Hello everyone I recently cleaned my Lenovo Ideapad 100 15.6 inch screen and keyboard and after that my keyboard stopped working. To clean the keyboard, I applied some alcohol cleaning solution on a micro fiber cleaning cloth and then rubbed it across the keyboard. I did this 2-3 times. This process was done while keeping the laptop off and disconnected from power supply After 5-7 minutes, I turned on the laptop and everything was working fine at first, but later some of the keys stopped working. I noticed that only those keys which I pressed after turning on the laptop were not working. As of now, 60% of the keys on my keyboard are not working and I have no clue on how to fix this. While troubleshooting, I also tried plugging in a bootable USB drive to check if the problem is with the hardware or the OS. The keyboard didn’t work here as well.
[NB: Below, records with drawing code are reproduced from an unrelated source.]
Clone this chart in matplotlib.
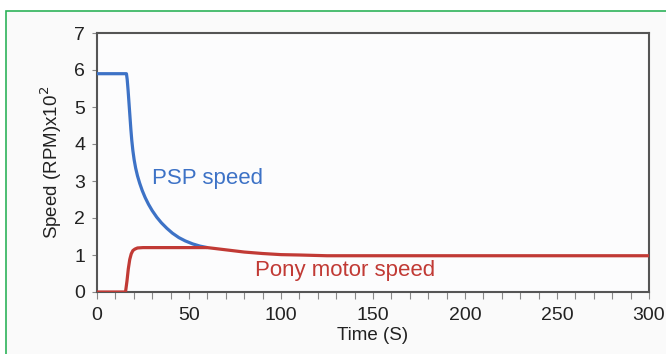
import matplotlib
matplotlib.use("Agg")
import matplotlib.pyplot as plt
from matplotlib.patches import Rectangle
import numpy as np

plt.rcParams['font.family'] = ['Liberation Sans', 'DejaVu Sans']

# PSP speed (x100 RPM) over time (s)
psp_t = [0, 16.0, 16.4, 16.9, 17.4, 17.9, 18.4, 18.9, 19.5, 20.2, 21.0, 22.0, 23.2, 24.6,
         26.2, 28.0, 30.0, 32.5, 35.0, 38.0, 41.0, 44.5, 48.0, 52.0, 56.0, 60.0]
psp_v = [5.9, 5.90, 5.75, 5.45, 5.10, 4.75, 4.40, 4.10, 3.82, 3.57, 3.35, 3.14, 2.94, 2.74,
         2.55, 2.37, 2.20, 2.02, 1.87, 1.72, 1.59, 1.47, 1.38, 1.30, 1.24, 1.20]

# Pony motor speed (x100 RPM) over time (s)
pony_t = [0, 15.5, 16.3, 17, 17.8, 18.6, 19.5, 20.6, 22, 25, 40, 60, 70, 80, 90, 100,
          110, 125, 150, 200, 250, 300]
pony_v = [0, 0, 0.3, 0.62, 0.88, 1.03, 1.12, 1.16, 1.19, 1.2, 1.2, 1.2, 1.14, 1.08, 1.04,
          1.01, 1.0, 0.98, 0.98, 0.98, 0.98, 0.98]

x_ticks = [0, 50, 100, 150, 200, 250, 300]
y_ticks = [0, 1, 2, 3, 4, 5, 6, 7]

fig = plt.figure(figsize=(6.66, 3.54), dpi=100)
fig.patch.set_facecolor('white')

# framed panel behind the axes
fig.patches.append(Rectangle((5.5 / 666, -0.1), 1.2, (354 - 11.5) / 354 + 0.1,
                             transform=fig.transFigure, facecolor='#fafafa',
                             edgecolor='#2db35a', linewidth=1.2, zorder=-5))

ax = fig.add_axes([97 / 666, (354 - 292) / 354, (649 - 97) / 666, (292 - 33) / 354])
ax.set_zorder(1)
ax.set_facecolor('#fcfcfd')

blue = '#3d72c6'
red = '#c13a35'
ax.plot(psp_t, psp_v, color=blue, lw=2.3, solid_capstyle='butt', solid_joinstyle='round', zorder=3)
ax.plot(pony_t, pony_v, color=red, lw=2.3, solid_capstyle='butt', solid_joinstyle='round', zorder=4)

ax.set_xlim(0, 300)
ax.set_ylim(0, 7)
ax.set_xticks(x_ticks)
ax.set_xticks(np.arange(0, 301, 10), minor=True)
ax.set_yticks(y_ticks)

for s in ax.spines.values():
    s.set_color('#555555')
    s.set_linewidth(1.5)

ax.tick_params(axis='x', which='both', direction='out', length=5, width=0.8,
               color='#888888', labelsize=14, pad=6, labelcolor='#222222')
ax.tick_params(axis='y', which='major', direction='out', length=3.6, width=0.8,
               color='#888888', labelsize=14, pad=5, labelcolor='#222222')

ax.set_xlabel('Time (S)', fontsize=13.5, labelpad=2, color='#222222')
ax.set_ylabel('Speed (RPM)x10$^2$', fontsize=13.5, labelpad=7, color='#222222')

ax.text(30, 3.08, 'PSP speed', color=blue, fontsize=16, ha='left', va='center')
ax.text(86, 0.57, 'Pony motor speed', color=red, fontsize=16, ha='left', va='center')

fig.savefig('out.png', dpi=100, facecolor=fig.get_facecolor())
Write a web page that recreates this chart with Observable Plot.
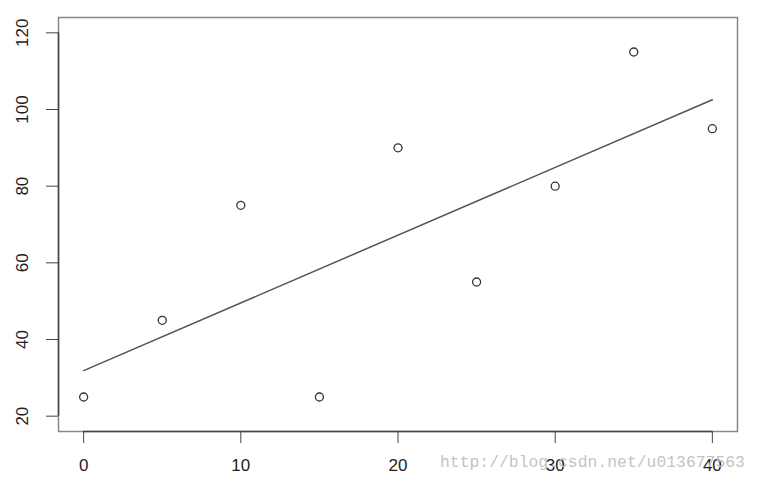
<!DOCTYPE html>
<html>
<head>
<meta charset="utf-8">
<script src="https://cdn.jsdelivr.net/npm/d3@7"></script>
<script src="https://cdn.jsdelivr.net/npm/@observablehq/plot@0.6"></script>
<style>
  html, body { margin: 0; padding: 0; background: #fff; }
  #wrap { position: relative; width: 760px; height: 485px; }
  #wm { position: absolute; left: 440px; top: 453px; font-family: "Liberation Mono", monospace; font-size: 16.4px; color: #c4c4c4; white-space: nowrap; pointer-events: none; }
</style>
</head>
<body>
<div id="wrap"><div id="wm">http://blog.csdn.net/u013677563</div></div>
<script>
const xs = [0, 5, 10, 15, 20, 25, 30, 35, 40];
const ys = [25, 45, 75, 25, 90, 55, 80, 115, 95];
const xTicks = [0, 10, 20, 30, 40];
const yTicks = [20, 40, 60, 80, 100, 120];

const data = xs.map((x, i) => ({x, y: ys[i]}));

const chart = Plot.plot({
  width: 760,
  height: 485,
  marginLeft: 58,
  marginRight: 23,
  marginTop: 17,
  marginBottom: 54,
  style: {fontFamily: "Liberation Sans, Arial, sans-serif", fontSize: "17px", color: "#222", background: "#fff"},
  x: {domain: [-1.6, 41.6], ticks: xTicks},
  y: {domain: [16, 124], ticks: yTicks},
  marks: [
    Plot.frame({stroke: "#888", strokeWidth: 1.5}),
    Plot.ruleY([16], {x1: 0, x2: 40, stroke: "#444", strokeWidth: 1.5}),
    Plot.ruleX([-1.6], {y1: 20, y2: 120, stroke: "#444", strokeWidth: 1.5}),
    Plot.axisX({ticks: xTicks, tickSize: 12, tickPadding: 15, stroke: "#444", fill: "#222", label: null}),
    Plot.axisY({ticks: yTicks, tickSize: 12, tickPadding: 19, tickRotate: -90, stroke: "#444", fill: "#222", label: null}),
    Plot.linearRegressionY(data, {x: "x", y: "y", ci: 0, stroke: "#555", strokeWidth: 1.5}),
    Plot.dot(data, {x: "x", y: "y", r: 4, stroke: "#333", strokeWidth: 1.3, fill: "none"})
  ]
});
document.getElementById("wrap").prepend(chart);
</script>
</body>
</html>
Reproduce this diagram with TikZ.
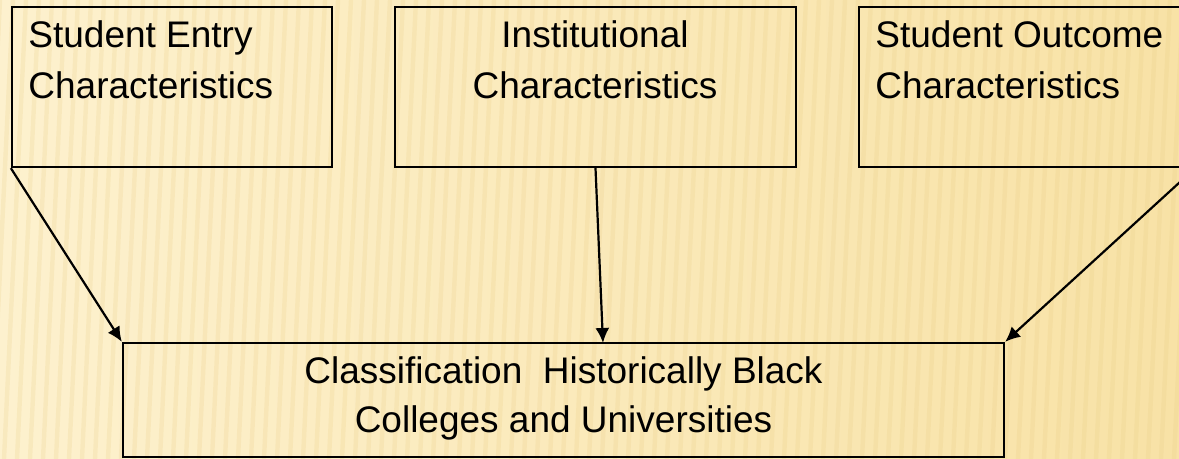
\documentclass[tikz,border=0pt]{standalone}
\usepackage{fontspec}
\setmainfont{Liberation Sans}
\usetikzlibrary{arrows.meta}
\usetikzlibrary{positioning}
\definecolor{slidebg}{RGB}{253,241,206}
\definecolor{slidebgdark}{RGB}{248,226,166}
\definecolor{stripe}{RGB}{232,202,128}

\begin{document}
\begin{tikzpicture}[x=0.5pt,y=-0.5pt,
		box/.style={draw=black, line width=1.15pt, inner sep=0pt},
		boxtext/.style={inner sep=0pt, font=\fontsize{18.5}{25.5}\selectfont},
		link/.style={-{Latex[length=7.5pt,width=7pt]}, line width=1.1pt}]

		% background
		\useasboundingbox (0,0) rectangle (1179,459);
		\clip (0,0) rectangle (1179,459);
		\shade[left color=slidebg, right color=slidebgdark] (0,0) rectangle (1179,459);
		\foreach \s in {0,13,...,1210}
			\draw[stripe, opacity=0.2, line width=2.2pt] (\s-22,459) -- (\s,0);

		\node[box, minimum width=160pt, minimum height=80pt] (entry) at (172,87) {};
		\node[box, minimum width=200.5pt, minimum height=80pt] (inst) at (595.5,87) {};
		\node[box, minimum width=167.5pt, minimum height=80pt] (outcome) at (1026.5,87) {};
		\node[box, minimum width=440.5pt, minimum height=57pt] (hbcu) at (563.5,400) {};

		\node[boxtext, anchor=north west, align=left] (entrytext) at (28,20) {Student Entry\\Characteristics};
		\node[boxtext, anchor=north, align=center] (insttext) at (595,20) {Institutional\\Characteristics};
		\node[boxtext, anchor=north west, align=left] (outcometext) at (875,20) {Student Outcome\\Characteristics};
		\node[boxtext, anchor=north, align=center, font=\fontsize{18.5}{24.5}\selectfont] (hbcutext) at (563.5,356) {Classification\ \ Historically Black\\Colleges and Universities};

		\coordinate (instin) at (603,343);
		\draw[link] (entry.south west) -- (hbcu.north west);
		\draw[link] (inst.south) -- (instin);
		\draw[link] (outcome.south east) -- (hbcu.north east);
	\end{tikzpicture}
\end{document}
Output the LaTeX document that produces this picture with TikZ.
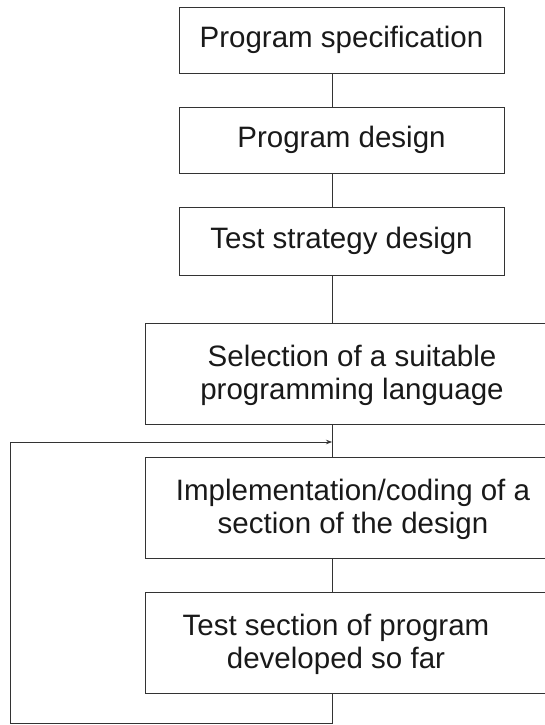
\documentclass[tikz,border=0pt]{standalone}
\usepackage{fontspec}
\setmainfont{Liberation Sans}
\usetikzlibrary{arrows.meta}
\begin{document}
\begin{tikzpicture}[x=1pt,y=1pt,
  stagebox/.style={draw=black!80, line width=0.8pt, rectangle, inner sep=0pt},
  upperbox/.style={stagebox, minimum width=325pt, minimum height=66pt},
  lowerbox/.style={stagebox, minimum width=414pt, minimum height=101pt},
  caption/.style={align=center, inner sep=0pt, font=\fontsize{29.5}{33}\selectfont},
  link/.style={draw=black!80, line width=0.7pt},
  every node/.style={text=black!90}]
\useasboundingbox (0,0) rectangle (545,725);

% Upper stages
\node[upperbox] (b1) at (341.5,685) {};
\node[caption] (t1) at (b1.center) {Program specification};
\node[upperbox] (b2) at (341.5,585) {};
\node[caption] (t2) at (b2.center) {Program design};
\node[upperbox, minimum height=68pt] (b3) at (341.5,484) {};
\node[caption] (t3) at (b3.center) {Test strategy design};

% Lower stages (run off the right edge)
\node[lowerbox] (b4) at (352,351.5) {};
\node[caption] (t4) at (352,350) {Selection of a suitable\\programming language};
\node[lowerbox] (b5) at (352,217.5) {};
\node[caption] (t5) at (353,216) {Implementation/coding of a\\section of the design};
\node[lowerbox] (b6) at (352,82.5) {};
\node[caption] (t6) at (336,81) {Test section of program\\developed so far};

% Spine and loop-back points
\coordinate (spine) at (332,0);
\coordinate (floor) at (10,2);
\coordinate (ret) at (10,283);
\coordinate (join) at (332,283);

\draw[link] (b1.south -| spine) -- (b2.north -| spine);
\draw[link] (b2.south -| spine) -- (b3.north -| spine);
\draw[link] (b3.south -| spine) -- (b4.north -| spine);
\draw[link] (b4.south -| spine) -- (b5.north -| spine);
\draw[link] (b5.south -| spine) -- (b6.north -| spine);

% Iteration loop back to coding
\draw[link, -{Stealth[length=6pt,width=4.5pt]}]
  (b6.south -| spine) -- (spine |- floor) -- (floor) -- (ret) -- (join);
\end{tikzpicture}
\end{document}
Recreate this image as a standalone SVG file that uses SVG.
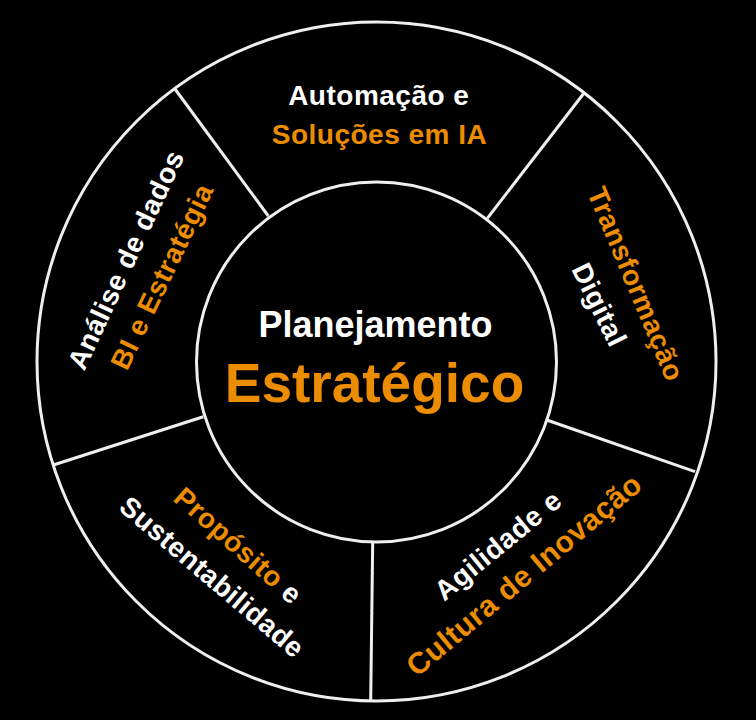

I’ll be really grateful if anyone of you can guide me to a solution to this problem Thanks in advance

@tommyvercaty It certainly sounds like the alcohol caused problems, but that’s what I personally use myself specifically because it dries quickly and doesn’t leave residue on electronics. You did it the right way; applying the alcohol to the cloth and not just spraying it on the keyboard too, so it’s a bit puzzling why it should have caused such major problems with your keyboard. Did you use standard household (i.e., 70%) rubbing alcohol, or something more suitable; they usually recommend 90% or higher for electronics parts cleaning. You might still give it a shot at drying out the components with a hair dryer; go over the entire keyboard to evaporate any accumulation that might have somehow accrued. If you can open it up to expose the internals that would be even better.

Well I think you have done the damage in the keyword because as you used the alcohol cleaning solution. Or you can check for the issue in the keyboard driver if your keyboard driver is outdated driver then you should try to updated your driver.